**What is asked**
Your output must be the lines below from the line containing "Output the Python" to the line containing "ax = fig.add_axes([0.149, 0.185, 0.836, 0.769])", both lines included, reproduced exactly and without pictures.
==============================
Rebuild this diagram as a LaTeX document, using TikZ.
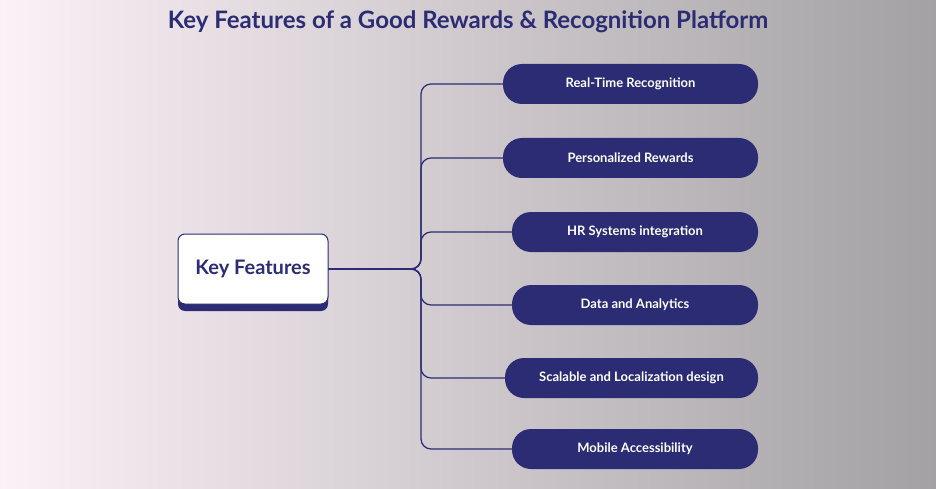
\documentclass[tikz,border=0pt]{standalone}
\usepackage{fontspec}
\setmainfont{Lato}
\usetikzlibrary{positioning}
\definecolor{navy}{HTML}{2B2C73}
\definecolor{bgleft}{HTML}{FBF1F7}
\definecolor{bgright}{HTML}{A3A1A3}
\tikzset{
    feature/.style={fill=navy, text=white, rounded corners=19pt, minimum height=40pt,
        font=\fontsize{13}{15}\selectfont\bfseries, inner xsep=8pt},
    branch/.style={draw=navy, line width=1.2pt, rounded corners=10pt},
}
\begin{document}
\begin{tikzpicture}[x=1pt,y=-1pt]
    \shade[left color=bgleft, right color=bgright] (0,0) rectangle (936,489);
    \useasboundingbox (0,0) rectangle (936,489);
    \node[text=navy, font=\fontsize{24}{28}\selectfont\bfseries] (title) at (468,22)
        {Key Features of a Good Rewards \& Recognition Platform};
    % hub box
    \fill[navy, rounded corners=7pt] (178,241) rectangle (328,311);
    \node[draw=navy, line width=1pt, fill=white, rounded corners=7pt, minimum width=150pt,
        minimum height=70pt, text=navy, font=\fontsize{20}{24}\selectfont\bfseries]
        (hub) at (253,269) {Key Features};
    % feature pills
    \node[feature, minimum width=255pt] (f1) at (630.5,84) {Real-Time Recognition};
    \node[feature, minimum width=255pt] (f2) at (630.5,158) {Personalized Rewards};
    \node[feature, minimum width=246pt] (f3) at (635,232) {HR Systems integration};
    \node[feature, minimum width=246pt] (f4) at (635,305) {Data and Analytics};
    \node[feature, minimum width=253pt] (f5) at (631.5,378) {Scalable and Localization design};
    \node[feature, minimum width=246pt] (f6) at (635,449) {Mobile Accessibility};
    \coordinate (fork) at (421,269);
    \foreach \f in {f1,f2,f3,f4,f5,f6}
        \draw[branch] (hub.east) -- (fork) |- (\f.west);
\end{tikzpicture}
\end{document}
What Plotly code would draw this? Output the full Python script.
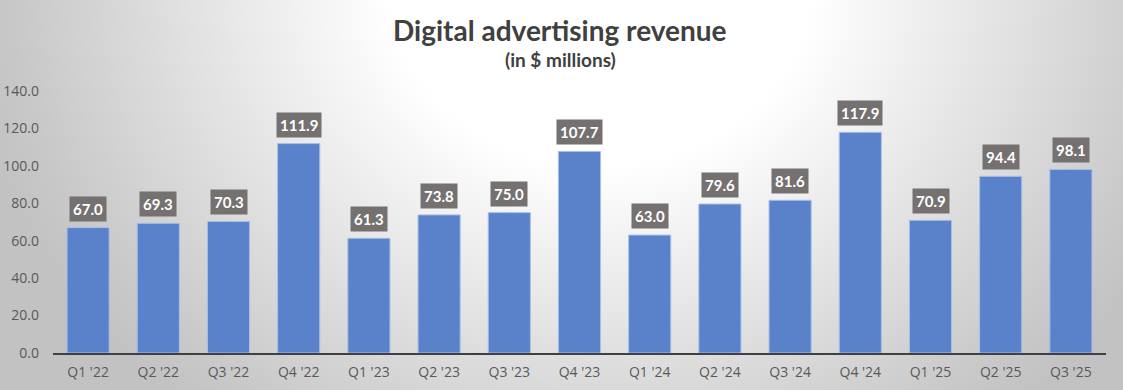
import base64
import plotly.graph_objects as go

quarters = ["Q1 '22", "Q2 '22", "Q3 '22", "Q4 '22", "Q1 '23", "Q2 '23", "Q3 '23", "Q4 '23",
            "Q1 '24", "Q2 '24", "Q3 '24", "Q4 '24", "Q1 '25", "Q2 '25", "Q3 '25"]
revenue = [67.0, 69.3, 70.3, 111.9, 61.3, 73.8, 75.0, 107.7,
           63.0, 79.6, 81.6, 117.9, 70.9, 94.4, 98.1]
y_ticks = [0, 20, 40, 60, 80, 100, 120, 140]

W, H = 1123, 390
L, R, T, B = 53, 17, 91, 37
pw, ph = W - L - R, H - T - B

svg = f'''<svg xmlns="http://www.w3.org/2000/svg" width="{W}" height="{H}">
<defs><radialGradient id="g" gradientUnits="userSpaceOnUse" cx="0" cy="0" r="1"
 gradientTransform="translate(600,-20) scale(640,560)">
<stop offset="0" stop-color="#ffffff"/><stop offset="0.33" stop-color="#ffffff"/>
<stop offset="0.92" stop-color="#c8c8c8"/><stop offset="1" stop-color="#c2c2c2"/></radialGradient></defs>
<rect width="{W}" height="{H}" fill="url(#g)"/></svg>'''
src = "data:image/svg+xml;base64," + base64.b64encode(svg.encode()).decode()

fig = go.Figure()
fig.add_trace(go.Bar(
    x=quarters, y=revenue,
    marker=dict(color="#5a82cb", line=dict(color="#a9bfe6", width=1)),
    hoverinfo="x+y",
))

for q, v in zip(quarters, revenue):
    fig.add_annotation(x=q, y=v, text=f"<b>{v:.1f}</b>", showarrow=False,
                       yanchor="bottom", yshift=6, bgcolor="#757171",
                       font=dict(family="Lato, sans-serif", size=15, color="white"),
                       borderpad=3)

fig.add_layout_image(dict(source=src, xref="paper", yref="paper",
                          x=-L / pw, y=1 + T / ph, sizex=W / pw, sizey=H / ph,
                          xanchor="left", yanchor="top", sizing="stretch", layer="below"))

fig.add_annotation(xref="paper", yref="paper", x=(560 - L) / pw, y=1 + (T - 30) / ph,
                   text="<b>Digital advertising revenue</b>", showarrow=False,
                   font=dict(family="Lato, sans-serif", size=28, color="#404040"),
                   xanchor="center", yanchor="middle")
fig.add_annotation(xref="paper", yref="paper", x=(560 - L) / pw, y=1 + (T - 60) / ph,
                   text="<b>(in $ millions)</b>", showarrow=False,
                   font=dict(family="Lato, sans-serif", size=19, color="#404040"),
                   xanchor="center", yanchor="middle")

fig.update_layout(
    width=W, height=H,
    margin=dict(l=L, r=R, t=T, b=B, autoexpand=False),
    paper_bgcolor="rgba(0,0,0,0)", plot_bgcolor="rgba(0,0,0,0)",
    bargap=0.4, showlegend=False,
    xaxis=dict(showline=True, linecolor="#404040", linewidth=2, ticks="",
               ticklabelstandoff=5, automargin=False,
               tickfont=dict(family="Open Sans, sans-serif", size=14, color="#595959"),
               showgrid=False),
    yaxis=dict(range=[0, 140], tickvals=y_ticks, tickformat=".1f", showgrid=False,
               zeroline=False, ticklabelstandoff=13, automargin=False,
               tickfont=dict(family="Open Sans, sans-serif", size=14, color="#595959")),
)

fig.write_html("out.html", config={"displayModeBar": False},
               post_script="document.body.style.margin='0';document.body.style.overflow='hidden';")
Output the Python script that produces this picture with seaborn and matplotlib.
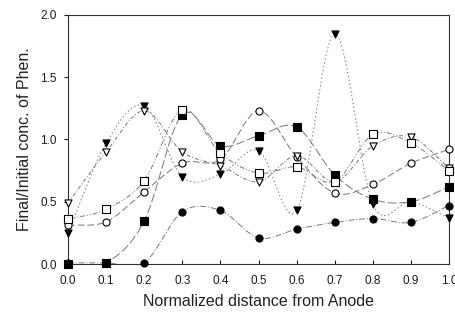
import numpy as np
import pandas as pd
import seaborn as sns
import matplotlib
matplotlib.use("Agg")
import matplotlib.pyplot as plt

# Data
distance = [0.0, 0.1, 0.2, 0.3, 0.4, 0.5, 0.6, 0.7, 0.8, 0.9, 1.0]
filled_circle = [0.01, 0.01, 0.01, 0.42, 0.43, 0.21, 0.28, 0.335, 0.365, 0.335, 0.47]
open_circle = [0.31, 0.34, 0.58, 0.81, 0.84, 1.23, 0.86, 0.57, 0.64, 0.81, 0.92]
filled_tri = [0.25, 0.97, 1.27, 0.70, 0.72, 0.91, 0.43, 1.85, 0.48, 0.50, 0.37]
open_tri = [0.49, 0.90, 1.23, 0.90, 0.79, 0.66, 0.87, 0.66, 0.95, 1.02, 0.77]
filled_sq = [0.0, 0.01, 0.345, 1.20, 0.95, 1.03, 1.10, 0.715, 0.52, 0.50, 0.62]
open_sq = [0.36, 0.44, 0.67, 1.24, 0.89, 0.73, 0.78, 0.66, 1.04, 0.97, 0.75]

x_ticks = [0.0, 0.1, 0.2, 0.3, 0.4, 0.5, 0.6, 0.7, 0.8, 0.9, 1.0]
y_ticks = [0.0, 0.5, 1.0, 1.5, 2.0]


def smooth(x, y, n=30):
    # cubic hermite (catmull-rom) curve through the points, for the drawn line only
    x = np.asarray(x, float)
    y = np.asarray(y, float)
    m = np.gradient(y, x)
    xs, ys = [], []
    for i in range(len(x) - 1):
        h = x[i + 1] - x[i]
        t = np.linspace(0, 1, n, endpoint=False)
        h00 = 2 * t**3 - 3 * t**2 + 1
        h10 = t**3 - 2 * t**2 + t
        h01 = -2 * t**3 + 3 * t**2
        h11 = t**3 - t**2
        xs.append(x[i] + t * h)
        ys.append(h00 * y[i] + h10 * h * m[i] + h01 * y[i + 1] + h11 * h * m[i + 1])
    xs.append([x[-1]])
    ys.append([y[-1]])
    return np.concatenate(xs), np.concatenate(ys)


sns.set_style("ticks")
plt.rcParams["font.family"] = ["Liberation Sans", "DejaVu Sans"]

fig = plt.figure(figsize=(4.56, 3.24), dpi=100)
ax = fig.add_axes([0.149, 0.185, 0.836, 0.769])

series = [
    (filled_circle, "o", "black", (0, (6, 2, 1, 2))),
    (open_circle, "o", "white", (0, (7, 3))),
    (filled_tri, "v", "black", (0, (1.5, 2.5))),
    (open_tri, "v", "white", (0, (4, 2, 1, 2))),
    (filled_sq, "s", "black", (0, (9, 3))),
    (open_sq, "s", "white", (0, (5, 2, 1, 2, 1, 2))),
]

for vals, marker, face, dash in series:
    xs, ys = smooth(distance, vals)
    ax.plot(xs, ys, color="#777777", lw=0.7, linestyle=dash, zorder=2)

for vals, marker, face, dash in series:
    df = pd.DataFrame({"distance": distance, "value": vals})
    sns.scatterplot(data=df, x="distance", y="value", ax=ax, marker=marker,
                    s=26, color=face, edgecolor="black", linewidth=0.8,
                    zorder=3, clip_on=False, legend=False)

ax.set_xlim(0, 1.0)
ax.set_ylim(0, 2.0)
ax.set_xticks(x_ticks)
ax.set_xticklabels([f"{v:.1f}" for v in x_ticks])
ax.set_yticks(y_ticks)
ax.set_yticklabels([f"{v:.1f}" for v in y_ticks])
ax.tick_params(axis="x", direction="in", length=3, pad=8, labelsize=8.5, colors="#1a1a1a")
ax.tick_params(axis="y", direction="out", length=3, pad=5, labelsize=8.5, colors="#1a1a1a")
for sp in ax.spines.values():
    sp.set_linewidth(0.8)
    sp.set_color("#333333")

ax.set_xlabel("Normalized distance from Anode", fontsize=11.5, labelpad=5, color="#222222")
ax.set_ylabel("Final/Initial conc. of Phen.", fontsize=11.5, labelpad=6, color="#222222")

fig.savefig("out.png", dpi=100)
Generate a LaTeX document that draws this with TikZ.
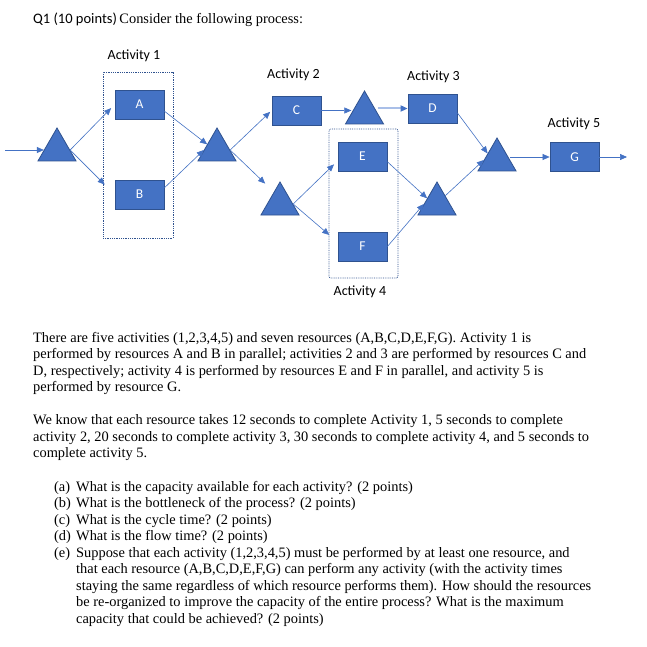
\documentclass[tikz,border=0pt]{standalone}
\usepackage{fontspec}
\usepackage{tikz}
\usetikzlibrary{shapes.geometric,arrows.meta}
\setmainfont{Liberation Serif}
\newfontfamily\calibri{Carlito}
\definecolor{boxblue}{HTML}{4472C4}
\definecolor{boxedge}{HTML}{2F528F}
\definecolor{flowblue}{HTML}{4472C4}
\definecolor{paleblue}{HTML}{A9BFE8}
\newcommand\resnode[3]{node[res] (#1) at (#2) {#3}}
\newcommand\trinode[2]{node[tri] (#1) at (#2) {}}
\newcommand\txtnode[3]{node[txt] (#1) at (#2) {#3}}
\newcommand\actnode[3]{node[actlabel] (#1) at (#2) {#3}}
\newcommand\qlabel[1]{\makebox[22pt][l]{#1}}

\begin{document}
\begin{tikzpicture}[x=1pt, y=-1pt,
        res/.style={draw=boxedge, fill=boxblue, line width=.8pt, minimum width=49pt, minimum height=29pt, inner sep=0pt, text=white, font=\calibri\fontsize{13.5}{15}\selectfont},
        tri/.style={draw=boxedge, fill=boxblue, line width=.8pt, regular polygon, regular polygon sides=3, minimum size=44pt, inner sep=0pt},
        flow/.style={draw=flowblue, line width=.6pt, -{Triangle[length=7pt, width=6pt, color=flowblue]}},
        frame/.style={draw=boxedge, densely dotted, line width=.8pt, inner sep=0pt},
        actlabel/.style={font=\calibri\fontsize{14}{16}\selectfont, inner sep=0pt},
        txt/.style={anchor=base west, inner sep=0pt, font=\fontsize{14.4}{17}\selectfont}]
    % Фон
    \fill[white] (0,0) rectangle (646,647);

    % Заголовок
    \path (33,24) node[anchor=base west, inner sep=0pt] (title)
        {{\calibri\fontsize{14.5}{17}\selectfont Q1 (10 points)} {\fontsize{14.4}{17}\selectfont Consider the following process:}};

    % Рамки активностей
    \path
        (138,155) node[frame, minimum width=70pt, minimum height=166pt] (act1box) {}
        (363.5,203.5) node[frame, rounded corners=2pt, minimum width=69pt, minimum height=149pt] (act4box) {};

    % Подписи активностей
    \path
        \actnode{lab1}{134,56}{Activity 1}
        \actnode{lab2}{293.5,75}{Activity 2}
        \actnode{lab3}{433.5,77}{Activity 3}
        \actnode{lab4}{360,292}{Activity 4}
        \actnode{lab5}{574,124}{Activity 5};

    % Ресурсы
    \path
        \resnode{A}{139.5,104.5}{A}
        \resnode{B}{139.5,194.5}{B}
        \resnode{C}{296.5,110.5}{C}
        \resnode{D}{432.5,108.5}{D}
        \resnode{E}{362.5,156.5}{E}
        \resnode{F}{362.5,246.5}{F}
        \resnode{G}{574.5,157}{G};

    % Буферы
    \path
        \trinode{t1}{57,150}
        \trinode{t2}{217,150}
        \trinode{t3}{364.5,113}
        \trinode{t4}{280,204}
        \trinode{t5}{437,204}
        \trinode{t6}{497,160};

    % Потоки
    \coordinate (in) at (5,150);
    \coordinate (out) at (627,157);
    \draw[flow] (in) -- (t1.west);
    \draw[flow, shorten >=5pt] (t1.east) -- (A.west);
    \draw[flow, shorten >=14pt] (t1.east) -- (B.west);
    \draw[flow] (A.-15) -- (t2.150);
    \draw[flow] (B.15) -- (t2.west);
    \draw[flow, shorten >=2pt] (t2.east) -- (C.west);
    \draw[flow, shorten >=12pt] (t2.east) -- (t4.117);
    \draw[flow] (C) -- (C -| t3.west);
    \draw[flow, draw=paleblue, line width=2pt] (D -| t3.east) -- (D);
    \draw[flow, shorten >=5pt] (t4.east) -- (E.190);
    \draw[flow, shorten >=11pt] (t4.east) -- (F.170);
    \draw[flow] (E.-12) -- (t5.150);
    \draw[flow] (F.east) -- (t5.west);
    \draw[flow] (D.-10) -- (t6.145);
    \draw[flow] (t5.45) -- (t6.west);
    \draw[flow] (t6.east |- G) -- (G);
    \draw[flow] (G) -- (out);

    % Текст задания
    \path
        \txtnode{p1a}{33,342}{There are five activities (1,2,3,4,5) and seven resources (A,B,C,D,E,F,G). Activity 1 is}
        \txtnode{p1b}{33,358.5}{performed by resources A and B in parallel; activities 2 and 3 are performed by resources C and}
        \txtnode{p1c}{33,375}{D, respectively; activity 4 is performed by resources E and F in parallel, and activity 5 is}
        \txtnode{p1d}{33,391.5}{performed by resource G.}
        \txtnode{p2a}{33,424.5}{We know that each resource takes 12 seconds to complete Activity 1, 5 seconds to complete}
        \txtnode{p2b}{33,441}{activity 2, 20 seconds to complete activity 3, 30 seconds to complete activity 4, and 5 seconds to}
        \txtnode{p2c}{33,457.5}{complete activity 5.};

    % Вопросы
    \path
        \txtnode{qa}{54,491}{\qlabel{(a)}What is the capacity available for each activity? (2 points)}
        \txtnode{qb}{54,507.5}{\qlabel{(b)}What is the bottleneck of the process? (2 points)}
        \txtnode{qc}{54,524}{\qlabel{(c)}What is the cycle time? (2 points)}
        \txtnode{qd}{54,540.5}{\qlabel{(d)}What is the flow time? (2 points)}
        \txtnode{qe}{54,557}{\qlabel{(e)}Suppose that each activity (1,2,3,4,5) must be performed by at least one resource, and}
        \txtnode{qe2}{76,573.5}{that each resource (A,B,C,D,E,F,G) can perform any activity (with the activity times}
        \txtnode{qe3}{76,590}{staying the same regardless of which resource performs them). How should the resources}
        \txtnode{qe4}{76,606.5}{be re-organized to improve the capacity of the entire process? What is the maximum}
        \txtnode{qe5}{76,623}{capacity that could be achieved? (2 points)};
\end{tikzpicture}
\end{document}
==============================
**Reply to the task**
Output the Python script that produces this picture with seaborn and matplotlib.
import numpy as np
import pandas as pd
import seaborn as sns
import matplotlib
matplotlib.use("Agg")
import matplotlib.pyplot as plt

# Data
distance = [0.0, 0.1, 0.2, 0.3, 0.4, 0.5, 0.6, 0.7, 0.8, 0.9, 1.0]
filled_circle = [0.01, 0.01, 0.01, 0.42, 0.43, 0.21, 0.28, 0.335, 0.365, 0.335, 0.47]
open_circle = [0.31, 0.34, 0.58, 0.81, 0.84, 1.23, 0.86, 0.57, 0.64, 0.81, 0.92]
filled_tri = [0.25, 0.97, 1.27, 0.70, 0.72, 0.91, 0.43, 1.85, 0.48, 0.50, 0.37]
open_tri = [0.49, 0.90, 1.23, 0.90, 0.79, 0.66, 0.87, 0.66, 0.95, 1.02, 0.77]
filled_sq = [0.0, 0.01, 0.345, 1.20, 0.95, 1.03, 1.10, 0.715, 0.52, 0.50, 0.62]
open_sq = [0.36, 0.44, 0.67, 1.24, 0.89, 0.73, 0.78, 0.66, 1.04, 0.97, 0.75]

x_ticks = [0.0, 0.1, 0.2, 0.3, 0.4, 0.5, 0.6, 0.7, 0.8, 0.9, 1.0]
y_ticks = [0.0, 0.5, 1.0, 1.5, 2.0]


def smooth(x, y, n=30):
    # cubic hermite (catmull-rom) curve through the points, for the drawn line only
    x = np.asarray(x, float)
    y = np.asarray(y, float)
    m = np.gradient(y, x)
    xs, ys = [], []
    for i in range(len(x) - 1):
        h = x[i + 1] - x[i]
        t = np.linspace(0, 1, n, endpoint=False)
        h00 = 2 * t**3 - 3 * t**2 + 1
        h10 = t**3 - 2 * t**2 + t
        h01 = -2 * t**3 + 3 * t**2
        h11 = t**3 - t**2
        xs.append(x[i] + t * h)
        ys.append(h00 * y[i] + h10 * h * m[i] + h01 * y[i + 1] + h11 * h * m[i + 1])
    xs.append([x[-1]])
    ys.append([y[-1]])
    return np.concatenate(xs), np.concatenate(ys)


sns.set_style("ticks")
plt.rcParams["font.family"] = ["Liberation Sans", "DejaVu Sans"]

fig = plt.figure(figsize=(4.56, 3.24), dpi=100)
ax = fig.add_axes([0.149, 0.185, 0.836, 0.769])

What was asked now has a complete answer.